Question1.step8 (Calculating the Cartesian product of Set A and Set C for Part (ii))

Now we will verify the second statement: $$\displaystyle A\times C$$ is a subset of $$\displaystyle B\times D$$. First, we need to calculate $$A \times C$$. This involves making all possible ordered pairs where the first number comes from Set A and the second number comes from Set C.
Set A contains: 1, 2.
Set C contains: 5, 6.
The ordered pairs are:
For the first element 1 from Set A: (1,5), (1,6)
For the first element 2 from Set A: (2,5), (2,6)
So, $$A \times C = \{(1,5), (1,6), (2,5), (2,6)\}$$.

Question1.step9 (Calculating the Cartesian product of Set B and Set D for Part (ii))
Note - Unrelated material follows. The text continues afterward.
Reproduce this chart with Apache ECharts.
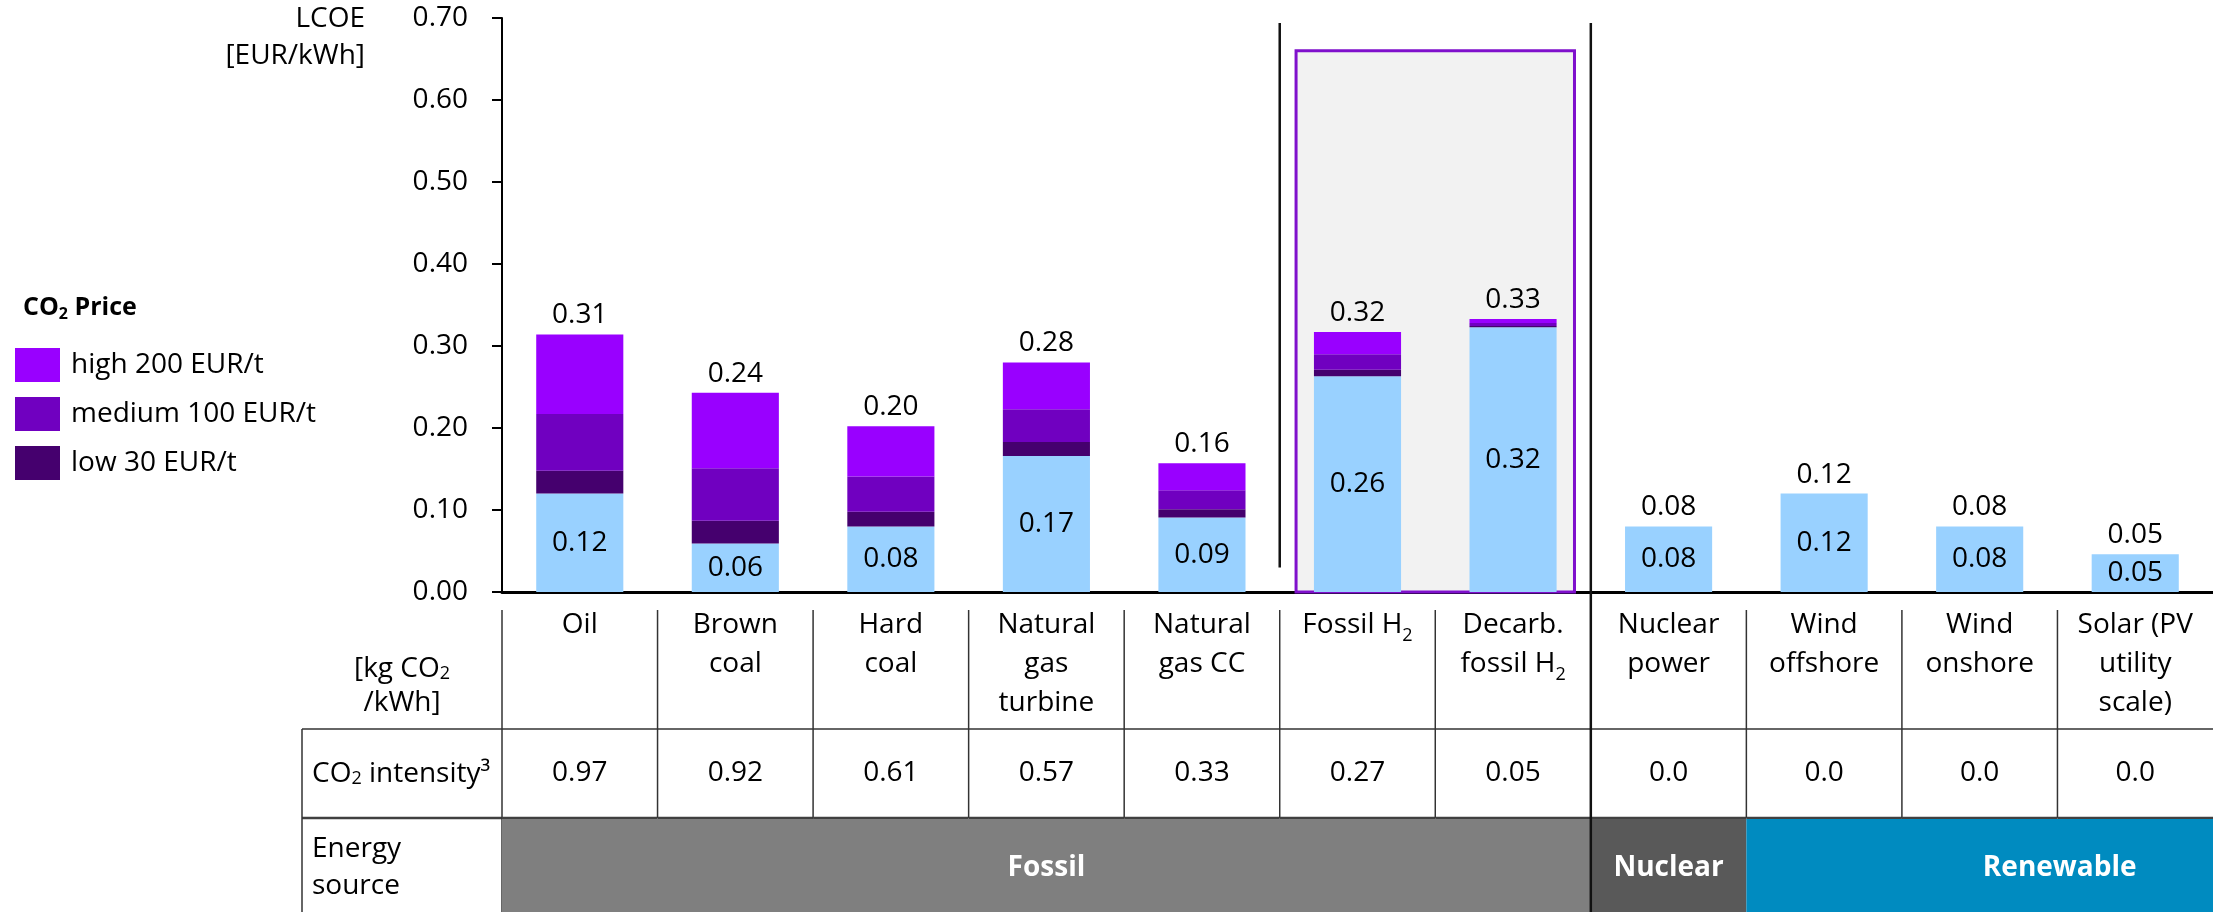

Next, we need to calculate $$B \times D$$. This means forming all possible ordered pairs where the first number comes from Set B and the second number comes from Set D.
Set B contains: 1, 2, 3, 4.
Set D contains: 5, 6, 7, 8.
The ordered pairs are:
For the first element 1 from Set B: (1,5), (1,6), (1,7), (1,8)
For the first element 2 from Set B: (2,5), (2,6), (2,7), (2,8)
For the first element 3 from Set B: (3,5), (3,6), (3,7), (3,8)
For the first element 4 from Set B: (4,5), (4,6), (4,7), (4,8)
So, $$B \times D = \{(1,5), (1,6), (1,7), (1,8), (2,5), (2,6), (2,7), (2,8), (3,5), (3,6), (3,7), (3,8), (4,5), (4,6), (4,7), (4,8)\}$$.
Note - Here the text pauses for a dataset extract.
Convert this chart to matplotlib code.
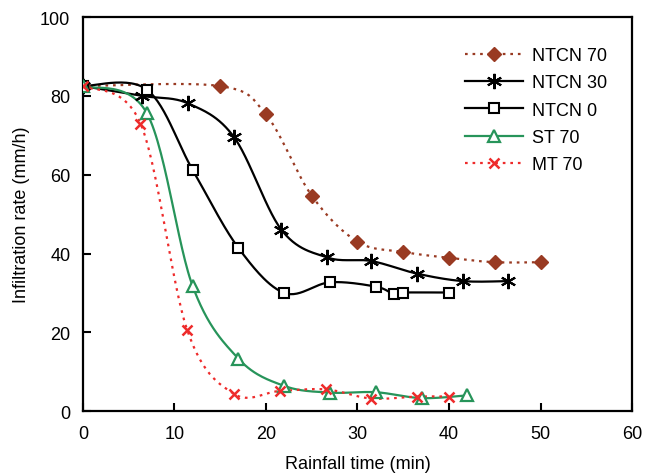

**step10** Verifying if $$A \times C$$ is a subset of $$B \times D$$

To verify if $$A \times C$$ is a subset of $$B \times D$$, we must check if every ordered pair found in $$A \times C$$ is also present in $$B \times D$$.
Let's examine each pair from $$A \times C$$:
1. The ordered pair $$(1,5)$$ from $$A \times C$$ is indeed found in the set $$B \times D$$.
2. The ordered pair $$(1,6)$$ from $$A \times C$$ is also found in the set $$B \times D$$.
3. The ordered pair $$(2,5)$$ from $$A \times C$$ is also found in the set $$B \times D$$.
4. The ordered pair $$(2,6)$$ from $$A \times C$$ is also found in the set $$B \times D$$.
Since every single ordered pair in $$A \times C$$ is present in $$B \times D$$, we can confidently conclude that $$A \times C$$ is a subset of $$B \times D$$.
Therefore, the statement $$\displaystyle A\times C$$ is a subset of $$\displaystyle B\times D$$ is verified.